> [EXERCISE MATERIALS]:
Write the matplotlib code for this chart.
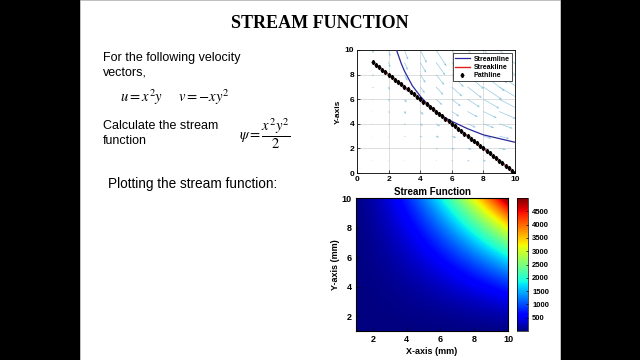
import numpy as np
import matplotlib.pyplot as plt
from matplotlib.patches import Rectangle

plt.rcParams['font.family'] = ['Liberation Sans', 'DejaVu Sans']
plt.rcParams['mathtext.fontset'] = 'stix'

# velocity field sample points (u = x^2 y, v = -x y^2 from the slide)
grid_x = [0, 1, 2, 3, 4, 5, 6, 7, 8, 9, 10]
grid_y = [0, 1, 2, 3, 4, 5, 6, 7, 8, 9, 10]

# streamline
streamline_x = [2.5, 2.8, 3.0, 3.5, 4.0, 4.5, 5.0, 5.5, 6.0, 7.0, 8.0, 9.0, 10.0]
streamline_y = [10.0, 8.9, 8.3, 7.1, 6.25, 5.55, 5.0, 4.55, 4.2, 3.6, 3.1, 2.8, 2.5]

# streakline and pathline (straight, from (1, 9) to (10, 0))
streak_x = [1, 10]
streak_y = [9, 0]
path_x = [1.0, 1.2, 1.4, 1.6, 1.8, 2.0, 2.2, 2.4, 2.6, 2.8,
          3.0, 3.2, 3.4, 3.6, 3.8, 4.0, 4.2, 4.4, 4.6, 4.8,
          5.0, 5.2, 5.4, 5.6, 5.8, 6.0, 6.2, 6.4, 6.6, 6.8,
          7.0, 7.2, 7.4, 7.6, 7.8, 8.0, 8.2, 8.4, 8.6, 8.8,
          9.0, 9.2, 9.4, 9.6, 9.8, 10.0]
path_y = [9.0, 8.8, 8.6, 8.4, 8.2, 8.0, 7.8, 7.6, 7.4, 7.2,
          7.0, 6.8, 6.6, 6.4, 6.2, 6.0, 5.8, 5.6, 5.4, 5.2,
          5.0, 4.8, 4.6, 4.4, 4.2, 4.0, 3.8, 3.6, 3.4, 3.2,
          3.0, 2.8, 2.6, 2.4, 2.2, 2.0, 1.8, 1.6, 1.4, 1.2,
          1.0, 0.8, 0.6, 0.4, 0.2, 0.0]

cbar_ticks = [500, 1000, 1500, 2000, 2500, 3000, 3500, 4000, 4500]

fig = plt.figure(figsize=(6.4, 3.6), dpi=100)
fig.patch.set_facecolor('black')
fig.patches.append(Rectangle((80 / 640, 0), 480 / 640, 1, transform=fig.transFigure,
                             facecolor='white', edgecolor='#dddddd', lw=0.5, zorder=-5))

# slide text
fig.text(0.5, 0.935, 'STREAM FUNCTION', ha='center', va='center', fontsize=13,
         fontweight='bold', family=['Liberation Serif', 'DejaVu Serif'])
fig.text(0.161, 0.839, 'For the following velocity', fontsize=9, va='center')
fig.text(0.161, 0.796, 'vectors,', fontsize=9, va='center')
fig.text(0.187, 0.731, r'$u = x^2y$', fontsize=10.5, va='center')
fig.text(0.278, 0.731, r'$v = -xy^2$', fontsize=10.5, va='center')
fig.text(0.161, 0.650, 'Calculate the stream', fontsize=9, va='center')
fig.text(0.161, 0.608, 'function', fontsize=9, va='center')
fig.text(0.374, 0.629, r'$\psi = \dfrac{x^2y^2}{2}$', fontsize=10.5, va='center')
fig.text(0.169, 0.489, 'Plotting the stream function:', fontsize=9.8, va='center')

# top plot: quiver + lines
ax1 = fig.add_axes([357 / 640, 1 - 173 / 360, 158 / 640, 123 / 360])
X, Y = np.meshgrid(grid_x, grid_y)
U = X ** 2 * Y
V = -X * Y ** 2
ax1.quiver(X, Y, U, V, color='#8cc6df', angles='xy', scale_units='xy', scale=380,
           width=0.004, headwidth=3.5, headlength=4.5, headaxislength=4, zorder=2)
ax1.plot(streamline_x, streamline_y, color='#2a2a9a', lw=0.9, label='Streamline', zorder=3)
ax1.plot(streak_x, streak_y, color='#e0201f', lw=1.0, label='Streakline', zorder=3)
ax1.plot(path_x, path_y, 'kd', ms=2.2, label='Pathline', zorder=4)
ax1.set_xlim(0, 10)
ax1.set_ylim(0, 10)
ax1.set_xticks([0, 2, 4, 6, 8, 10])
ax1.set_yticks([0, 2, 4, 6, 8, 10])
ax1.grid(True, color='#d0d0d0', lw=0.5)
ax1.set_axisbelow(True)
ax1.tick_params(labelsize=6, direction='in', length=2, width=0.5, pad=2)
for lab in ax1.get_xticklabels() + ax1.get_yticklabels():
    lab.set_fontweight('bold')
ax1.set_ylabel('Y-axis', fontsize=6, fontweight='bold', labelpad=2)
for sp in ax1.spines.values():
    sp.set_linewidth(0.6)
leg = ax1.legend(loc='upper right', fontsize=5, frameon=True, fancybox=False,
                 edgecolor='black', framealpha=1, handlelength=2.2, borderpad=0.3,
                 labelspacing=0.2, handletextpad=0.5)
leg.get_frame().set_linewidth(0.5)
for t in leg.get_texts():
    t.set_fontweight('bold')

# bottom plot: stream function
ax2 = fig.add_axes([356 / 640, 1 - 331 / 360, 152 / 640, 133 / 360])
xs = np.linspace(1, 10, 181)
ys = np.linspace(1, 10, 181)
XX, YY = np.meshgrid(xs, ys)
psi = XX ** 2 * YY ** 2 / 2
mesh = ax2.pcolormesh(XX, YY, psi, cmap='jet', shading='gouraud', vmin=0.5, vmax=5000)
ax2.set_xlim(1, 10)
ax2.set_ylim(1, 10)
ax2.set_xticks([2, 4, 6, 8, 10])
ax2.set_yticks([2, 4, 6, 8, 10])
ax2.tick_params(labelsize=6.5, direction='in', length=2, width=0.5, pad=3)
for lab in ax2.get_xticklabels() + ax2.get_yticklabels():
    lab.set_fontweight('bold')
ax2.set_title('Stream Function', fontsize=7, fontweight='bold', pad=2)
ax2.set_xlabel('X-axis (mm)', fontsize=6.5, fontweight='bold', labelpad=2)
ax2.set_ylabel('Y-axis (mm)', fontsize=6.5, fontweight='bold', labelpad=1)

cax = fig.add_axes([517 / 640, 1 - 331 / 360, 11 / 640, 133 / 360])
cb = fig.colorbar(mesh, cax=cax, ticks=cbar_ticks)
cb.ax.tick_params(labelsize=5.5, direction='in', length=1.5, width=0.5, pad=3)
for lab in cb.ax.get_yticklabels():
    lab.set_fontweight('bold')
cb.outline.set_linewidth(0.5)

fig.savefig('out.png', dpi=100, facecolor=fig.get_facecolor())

---

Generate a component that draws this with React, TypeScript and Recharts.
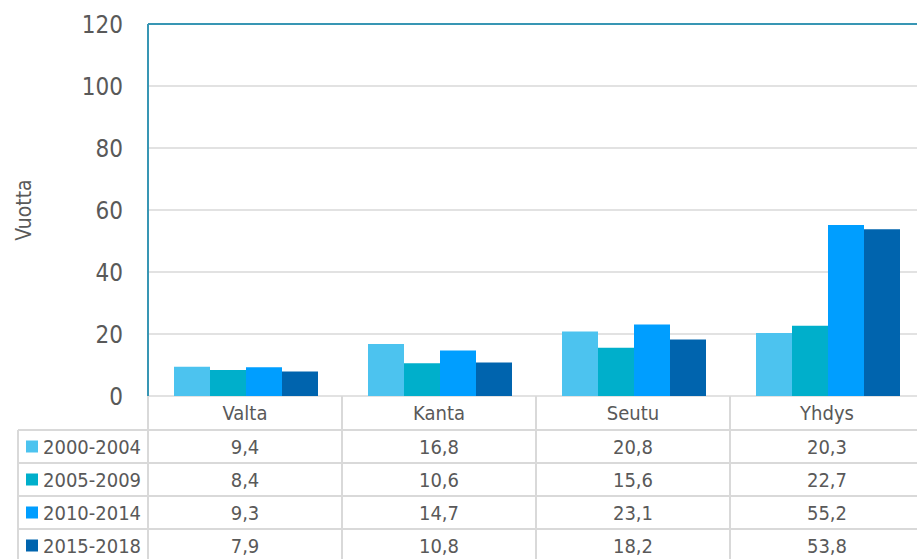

> [TASK OBJECTIVE]:
From the records above, copy only the lines running from the line containing "Write the matplotlib code for this chart." to the line containing "plt.rcParams['mathtext.fontset'] = 'stix'", both ends included. Leave the pictures out.

> [EXERCISE SOLUTION]:
Write the matplotlib code for this chart.
import numpy as np
import matplotlib.pyplot as plt
from matplotlib.patches import Rectangle

plt.rcParams['font.family'] = ['Liberation Sans', 'DejaVu Sans']
plt.rcParams['mathtext.fontset'] = 'stix'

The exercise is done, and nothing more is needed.